The next morning was meant to visit the forest, spread over 520 square kilometres. It comprises hills, marshy depressions, riverine belts, grasslands and a large lake, which makes the reserve unique. The park is divided in four zones ~ Dhikala, Brijrani, Zhirna and Lohachaur. Among them nearest one from Ramnagar is Brijrani zone.

 Padded up with warm clothes, it was before dawn when we left for the forest, hoping to encounter the big cat. As the open four-wheeler jeep passed the gate, the first animal we saw was the elephant. It literally gave us goose bumps before the guide informed that it was tame. “But don’t worry you can see those in the forest too,” he completed.

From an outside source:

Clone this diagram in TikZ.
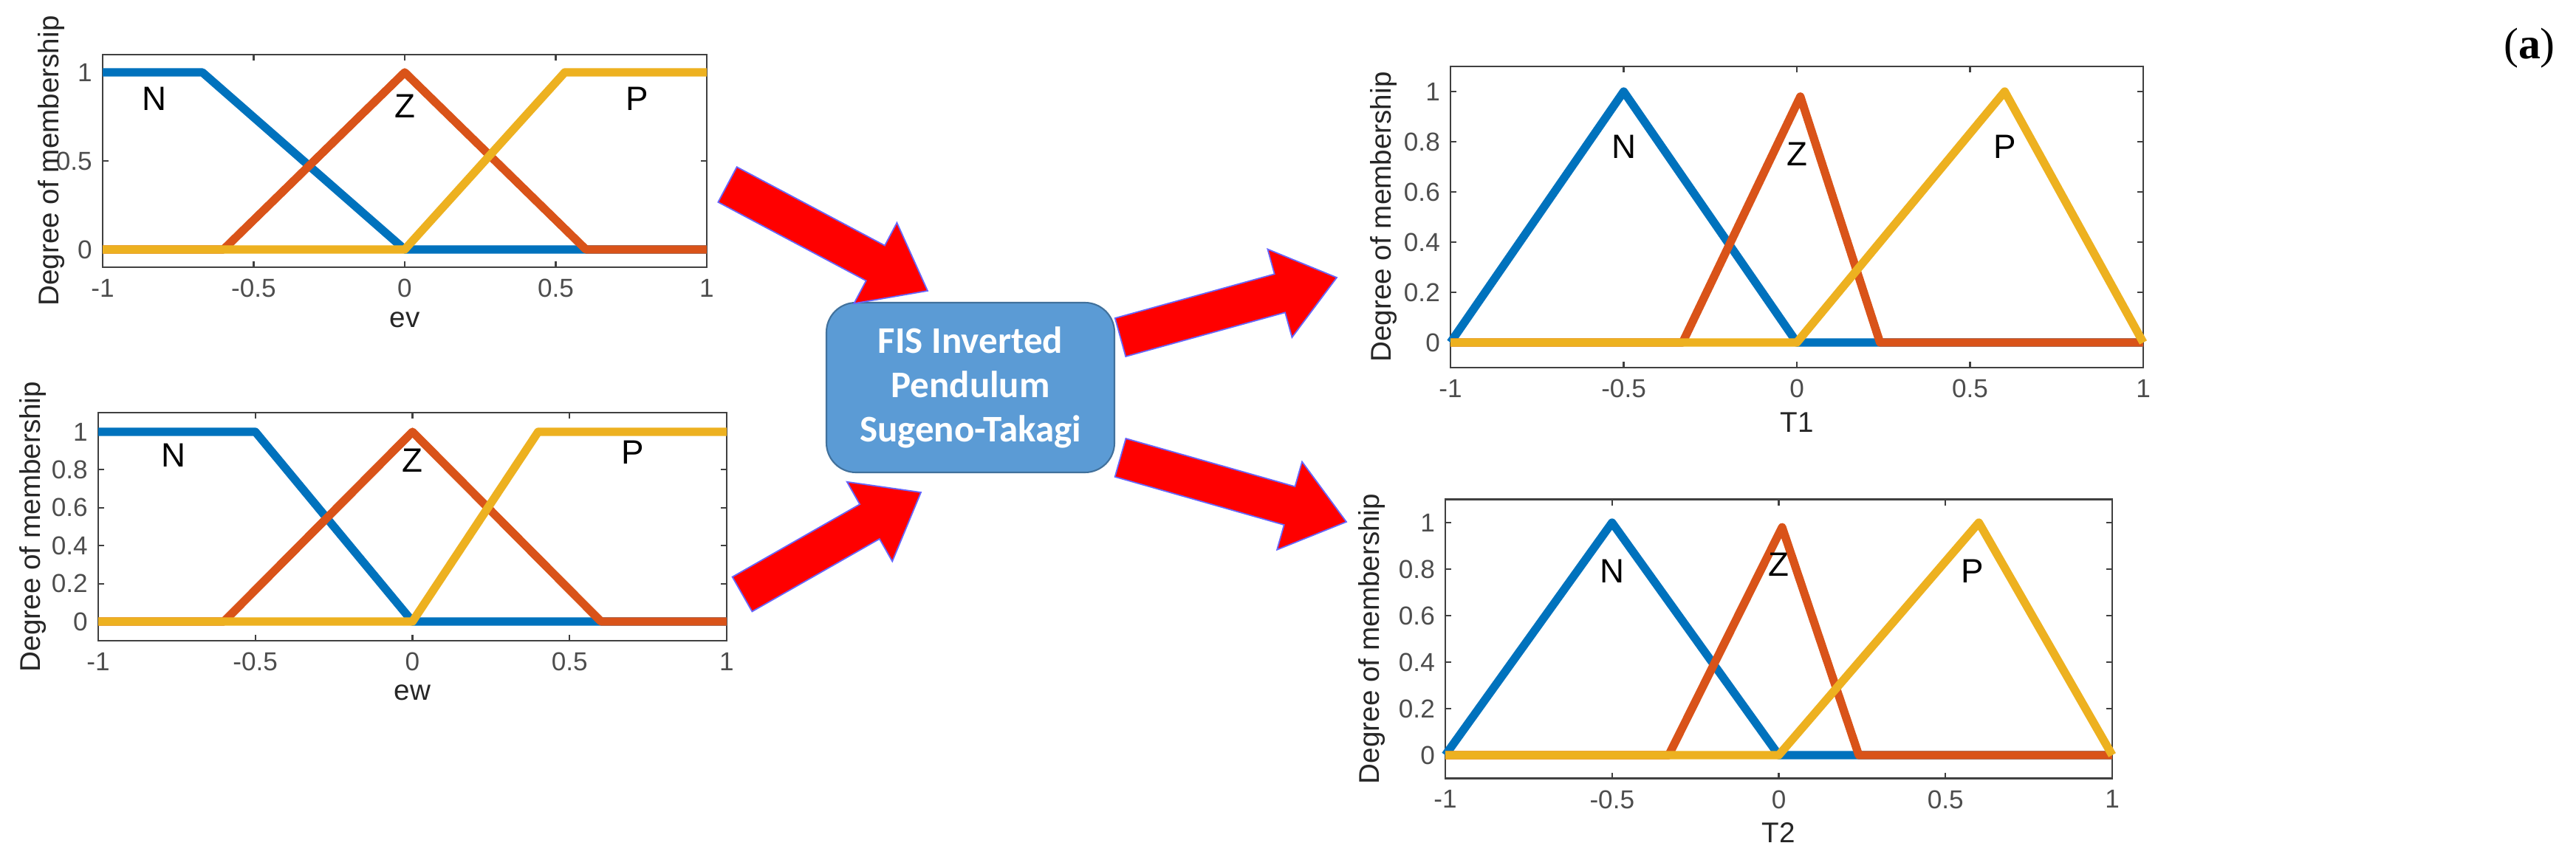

 Our first wild encounter was a Sambar deer that was walking freely. We also came across a few monkeys but our eyes were looking for the tiger. As the jeep went deep inside the forest, our hope enhanced many folds. But there was no sign of the tiger or for that matter any wild animal.

 Meanwhile, our driver-cum-guide refreshed our knowledge about the wildlife and Corbett Park. He informed that the forest is full of tigers and rare species like otter and the endemic fish-eating crocodile. But where are they today, we wondered.

 As it began getting sunny, our hopes of encountering the tiger began diminishing. But the driver assured us not to be disappointed as there was always a second chance. And the tiger can be seen only by lucky people.